Россию иногда воспринимают как «кузину» Запада: этому способствуют былые династические связи между Романовыми и Виндзорами, а также подобные связи с Западом иных древних родов России. Поэтому интерпретации, посылки и характеристики из дискурса русской истории (и связанные с этим предрасположенности, симпатии, влияния) в такой огромной степени использовались западной культурой, что за их совокупностью русское агрессивное самоутверждение сделалось почти невидимым. Только тот факт, что даже в постколониальные времена в западных университетах практически отсутствует русский империализм как предмет изучения, свидетельствует о степени риторического успеха, которого достигла Россия. Поэтому Центральная и Восточная Европа, Сибирь, Средняя Азия и земли на берегах Черного и Каспийского морей являются, по сути, белыми пятнами на постколониальной карте мира, а их географию и культуру относят к «Российской империи», «Советскому Союзу», «советскому блоку» или «российской сфере влияния». Ведущий американский советолог из Принстонского университета Стивен Коен (Stephen Cohen) стал известен своим высказыванием о том, что Михаил Горбачев самовластно организовал радикальные изменения в России и Восточной Европе. Поэтому Россия должна восстановить свое влияние в регионах, которые вынужденно покинула, что в конце концов она и сделает. Оскорбительные выдумки о том, что русские доминионы остались под властью Москвы добровольно, консервируются в таких выражениях, как «страны Варшавского договора», «коммунистические страны», «Россия и ее многочисленные национальности».
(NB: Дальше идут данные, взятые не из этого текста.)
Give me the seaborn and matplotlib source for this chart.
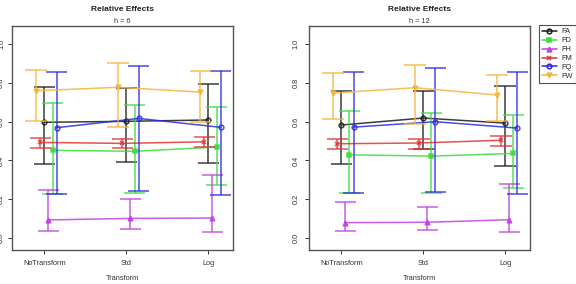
import numpy as np
import pandas as pd
import matplotlib
matplotlib.use("Agg")
import matplotlib.pyplot as plt
from matplotlib.lines import Line2D
import seaborn as sns

# ---- data ----
transforms = ["NoTransform", "Std", "Log"]
series = ["FA", "FD", "FH", "FM", "FQ", "FW"]

# h = 6
h6_mean = {"FA": [0.597, 0.602, 0.609], "FD": [0.452, 0.447, 0.469],
           "FH": [0.092, 0.100, 0.102], "FM": [0.493, 0.488, 0.496],
           "FQ": [0.569, 0.617, 0.571], "FW": [0.760, 0.778, 0.753]}
h6_lower = {"FA": [0.383, 0.393, 0.385], "FD": [0.228, 0.230, 0.274],
            "FH": [0.033, 0.047, 0.030], "FM": [0.465, 0.462, 0.469],
            "FQ": [0.224, 0.240, 0.219], "FW": [0.602, 0.574, 0.598]}
h6_upper = {"FA": [0.778, 0.774, 0.793], "FD": [0.696, 0.688, 0.674],
            "FH": [0.245, 0.202, 0.323], "FM": [0.514, 0.509, 0.519],
            "FQ": [0.858, 0.888, 0.863], "FW": [0.866, 0.902, 0.862]}

# h = 12
h12_mean = {"FA": [0.583, 0.619, 0.593], "FD": [0.429, 0.422, 0.436],
            "FH": [0.078, 0.080, 0.093], "FM": [0.486, 0.490, 0.504],
            "FQ": [0.572, 0.600, 0.567], "FW": [0.748, 0.776, 0.738]}
h12_lower = {"FA": [0.380, 0.459, 0.372], "FD": [0.233, 0.230, 0.255],
             "FH": [0.033, 0.038, 0.030], "FM": [0.460, 0.459, 0.476],
             "FQ": [0.231, 0.238, 0.228], "FW": [0.614, 0.586, 0.602]}
h12_upper = {"FA": [0.759, 0.759, 0.783], "FD": [0.654, 0.643, 0.634],
             "FH": [0.183, 0.160, 0.279], "FM": [0.512, 0.512, 0.527],
             "FQ": [0.857, 0.879, 0.855], "FW": [0.852, 0.891, 0.843]}

# ---- styling ----
colors = {"FA": "#1a1a1a", "FD": "#3ddc3d", "FH": "#c040e0", "FM": "#e23232",
          "FQ": "#2a2ae0", "FW": "#f5b43a"}
markers = {"FA": "o", "FD": "s", "FH": "^", "FM": "x", "FQ": "o", "FW": "v"}
hollow = {"FA": True, "FD": False, "FH": False, "FM": False, "FQ": True, "FW": False}
offsets = {"FA": 0.0, "FD": 0.10, "FH": 0.05, "FM": -0.05, "FQ": 0.15, "FW": -0.10}
cap = 0.13

sns.set_style("white")
plt.rcParams["font.family"] = ["Liberation Sans", "DejaVu Sans"]

fig = plt.figure(figsize=(5.76, 2.84), dpi=100)
ax1 = fig.add_axes([12 / 576, 1 - 250.3 / 284, 221 / 576, 224.3 / 284])
ax2 = fig.add_axes([309 / 576, 1 - 250.3 / 284, 220.7 / 576, 224.3 / 284])

def panel(ax, mean, lower, upper, sub, ypad):
    for s in series:
        x = np.arange(1, 4) + offsets[s]
        df = pd.DataFrame({"x": x, "y": mean[s]})
        c = colors[s]
        sns.lineplot(data=df, x="x", y="y", ax=ax, color=c, lw=1.1, alpha=0.85,
                     marker=markers[s], markersize=3.4,
                     markerfacecolor="none" if hollow[s] else c,
                     markeredgecolor=c, markeredgewidth=1.1, legend=False)
        ax.vlines(x, lower[s], upper[s], color=c, lw=1.1, alpha=0.85)
        ax.hlines(lower[s], x - cap, x + cap, color=c, lw=1.1, alpha=0.85)
        ax.hlines(upper[s], x - cap, x + cap, color=c, lw=1.1, alpha=0.85)

    ax.set_xlim(0.606, 3.30)
    ax.set_ylim(-0.065, 1.095)
    ax.set_xticks([1, 2, 3])
    ax.set_xticklabels(transforms)
    ax.set_yticks([0.0, 0.2, 0.4, 0.6, 0.8, 1.0])
    ax.set_yticklabels(["0.0", "0.2", "0.4", "0.6", "0.8", "1.0"],
                       rotation=90, va="center")
    ax.tick_params(axis="both", labelsize=5.3, length=3, width=0.7,
                   color="#333333", labelcolor="#333333", direction="out",
                   left=True, bottom=True, pad=4)
    ax.tick_params(axis="y", pad=ypad)
    for sp in ax.spines.values():
        sp.set_color("#555555")
        sp.set_linewidth(1.0)
    ax.set_xlabel("Transform", fontsize=5.3, color="#333333", labelpad=6)
    ax.set_ylabel("")
    ax.text(0.5, 1.006, sub, transform=ax.transAxes, ha="center", va="bottom",
            fontsize=5.3, color="#333333")
    ax.text(0.5, 1.058, "Relative Effects", transform=ax.transAxes,
            ha="center", va="bottom", fontsize=6, fontweight="bold",
            color="#222222")

panel(ax1, h6_mean, h6_lower, h6_upper, "h = 6", 2)
panel(ax2, h12_mean, h12_lower, h12_upper, "h = 12", 4)

handles = [Line2D([0], [0], color=colors[s], lw=1.1, marker=markers[s],
                  markersize=3.4, markeredgewidth=1.1,
                  markerfacecolor="none" if hollow[s] else colors[s],
                  markeredgecolor=colors[s]) for s in series]
leg = fig.legend(handles, series, loc="upper left",
                 bbox_to_anchor=(539 / 576, 1 - 25 / 284),
                 fontsize=5.3, frameon=True, fancybox=False,
                 handlelength=2.0, handletextpad=0.6, borderpad=0.4,
                 labelspacing=0.25, borderaxespad=0)
leg.get_frame().set_edgecolor("#222222")
leg.get_frame().set_linewidth(0.8)

fig.savefig("out.png", dpi=100)
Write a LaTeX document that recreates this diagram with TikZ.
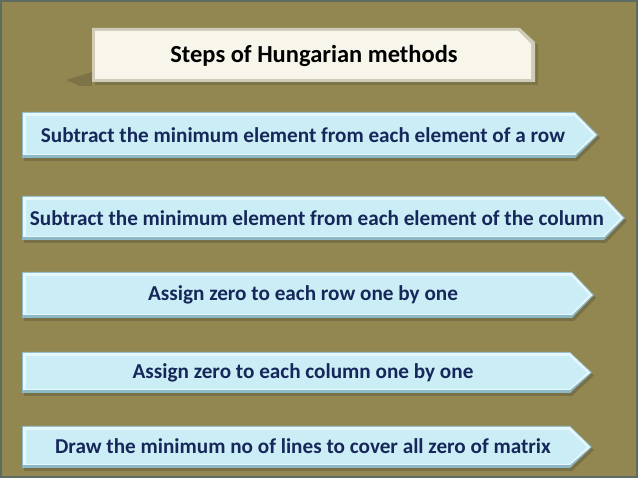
\documentclass[tikz,border=0pt]{standalone}
\usepackage{fontspec}
\setmainfont{Carlito}
\definecolor{bgolive}{HTML}{938751}
\definecolor{framec}{HTML}{5E6B60}
\definecolor{boxfill}{HTML}{CBEDF6}
\definecolor{boxedge}{HTML}{8DB9C6}
\definecolor{boxlight}{HTML}{E6F8FC}
\definecolor{shadowc}{HTML}{6E6841}
\definecolor{txtc}{HTML}{16275A}
\definecolor{titlefill}{HTML}{F8F6EA}
\definecolor{titleedge}{HTML}{CFCBB6}
\tikzset{
  steptext/.style={font=\bfseries\fontsize{21.2}{24}\selectfont, text=txtc, inner sep=0pt},
  titletext/.style={font=\bfseries\fontsize{24.5}{28}\selectfont, text=black, inner sep=0pt}
}
\newcommand{\stepshape}[5]{%
  % #1 left x, #2 top y, #3 bottom y, #4 body end x, #5 tip x
  \fill[shadowc,opacity=0.7] (#1+2,#2+3) -- (#4+2,#2+3) -- (#5+2,{(#2+#3)/2+3}) -- (#4+2,#3+3) -- (#1+2,#3+3) -- cycle;
  \fill[boxedge] (#1,#2) -- (#4,#2) -- (#5,{(#2+#3)/2}) -- (#4,#3) -- (#1,#3) -- cycle;
  \fill[boxlight] (#1+1,#2+1) -- (#4,#2+1) -- (#5-1.5,{(#2+#3)/2}) -- (#4,#3-3) -- (#1+1,#3-3) -- cycle;
  \fill[boxfill] (#1+4,#2+4) -- (#4-1,#2+4) -- (#5-5,{(#2+#3)/2}) -- (#4-1,#3-4) -- (#1+4,#3-4) -- cycle;
}
\begin{document}
\begin{tikzpicture}[x=1pt,y=-1pt]
\useasboundingbox (0,0) rectangle (638,478);
\fill[bgolive] (0,0) rectangle (638,478);
\draw[framec,line width=2pt] (1,1) rectangle (637,477);
% title
\fill[shadowc,opacity=0.6] (66,80) -- (92,72) -- (92,86) -- (80,86) -- cycle;
\fill[shadowc,opacity=0.6] (95,31) -- (523,31) -- (538,45) -- (538,85) -- (95,85) -- cycle;
\fill[titleedge] (92,28) -- (520,28) -- (535,42) -- (535,82) -- (92,82) -- cycle;
\fill[titlefill] (95,31) -- (518,31) -- (531,44) -- (531,79) -- (95,79) -- cycle;
\node[titletext] (title) at (314,56) {Steps of Hungarian methods};
% steps
\stepshape{22}{112}{158}{575}{598}
\node[steptext] (s1) at (303,135) {Subtract the minimum element from each element of a row};
\stepshape{22}{196}{240}{604}{625}
\node[steptext] (s2) at (317,218) {Subtract the minimum element from each element of the column};
\stepshape{22}{272}{318}{572}{594}
\node[steptext] (s3) at (303,295) {Assign zero to each row one by one};
\stepshape{22}{352}{393}{570}{592}
\node[steptext] (s4) at (303,373) {Assign zero to each column one by one};
\stepshape{22}{426}{468}{570}{592}
\node[steptext] (s5) at (303,446) {Draw the minimum no of lines to cover all zero of matrix};
\end{tikzpicture}
\end{document}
Постколониальные исследователи уже давно выявили все основные противоречия «Британского содружества», а вот относительно России подобный процесс еще даже не начался. Определенную роль здесь сыграло и наличие частичного согласия колонизированных народов на колониализацию, как это имело место и в колониях Запада в XIX в.
В отличие от колониальных государств Запада, которые гарантировали своим титульным национальностям политические и экономические свободы, Россия получила доступ в круг европейских империй, имея социальную систему, которая привилегировала русскую культуру, но не российских граждан. При отсутствии социальных свобод в европейском смысле русские интеллектуалы постоянно нарекали, что их положение в империи не лучше, нежели у подчиненных народов. Эти жалобы пережили советскую эпоху, и их красноречиво подтверждает высказывание Александра Солженицына, которое мы приводили выше. Ситуация одинакового бесправия российских граждан и сегодня помогает метрополии не чувствовать своей вины по отношению к периферии. Ирония заключается в том, что диссидент Солженицын нашел большую и готовую его слушать аудиторию на Западе лишь потому, что Россия была огромной военной и риторической империей. Многие люди до него пытались привлечь внимание Запада к феномену ГУЛАГа, но они не были вооружены имперским авторитетом и поэтому им не удалось произвести должного впечатления . Особое отношение к нему осталось незамеченным и самим Солженицыным, и его толкователями – это всего лишь один из множества примеров признания особых прав метрополии и притеснения периферии.